## Stated goal
In the entries below, find the lines that contain the word "Give" and copy them.

"""

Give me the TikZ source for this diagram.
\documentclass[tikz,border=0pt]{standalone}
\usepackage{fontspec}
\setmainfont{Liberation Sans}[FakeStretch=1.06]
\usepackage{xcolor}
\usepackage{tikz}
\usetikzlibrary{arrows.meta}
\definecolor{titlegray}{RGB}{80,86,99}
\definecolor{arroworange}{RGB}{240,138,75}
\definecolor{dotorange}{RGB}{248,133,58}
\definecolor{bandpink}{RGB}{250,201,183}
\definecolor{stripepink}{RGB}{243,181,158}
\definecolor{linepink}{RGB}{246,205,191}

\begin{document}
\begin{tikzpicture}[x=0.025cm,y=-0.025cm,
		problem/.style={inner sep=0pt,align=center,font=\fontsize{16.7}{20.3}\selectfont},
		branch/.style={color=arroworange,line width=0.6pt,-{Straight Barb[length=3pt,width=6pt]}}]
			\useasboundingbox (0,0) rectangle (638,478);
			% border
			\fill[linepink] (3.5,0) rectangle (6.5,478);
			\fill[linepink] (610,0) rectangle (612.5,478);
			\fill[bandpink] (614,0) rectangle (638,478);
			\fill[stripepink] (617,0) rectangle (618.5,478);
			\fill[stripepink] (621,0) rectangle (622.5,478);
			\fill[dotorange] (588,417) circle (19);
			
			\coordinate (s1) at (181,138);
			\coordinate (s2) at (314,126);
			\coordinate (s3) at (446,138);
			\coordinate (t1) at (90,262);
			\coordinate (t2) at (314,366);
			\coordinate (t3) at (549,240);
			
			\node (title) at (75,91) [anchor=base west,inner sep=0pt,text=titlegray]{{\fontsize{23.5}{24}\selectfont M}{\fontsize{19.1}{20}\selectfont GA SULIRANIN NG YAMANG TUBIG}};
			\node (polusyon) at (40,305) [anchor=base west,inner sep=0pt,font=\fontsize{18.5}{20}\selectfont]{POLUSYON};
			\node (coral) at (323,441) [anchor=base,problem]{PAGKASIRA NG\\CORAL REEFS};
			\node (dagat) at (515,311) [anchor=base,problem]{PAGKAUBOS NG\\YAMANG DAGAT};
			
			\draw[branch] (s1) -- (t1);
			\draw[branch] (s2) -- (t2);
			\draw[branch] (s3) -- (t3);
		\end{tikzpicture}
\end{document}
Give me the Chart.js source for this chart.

"""

## Solution to this task
Give me the TikZ source for this diagram.
Give me the Chart.js source for this chart.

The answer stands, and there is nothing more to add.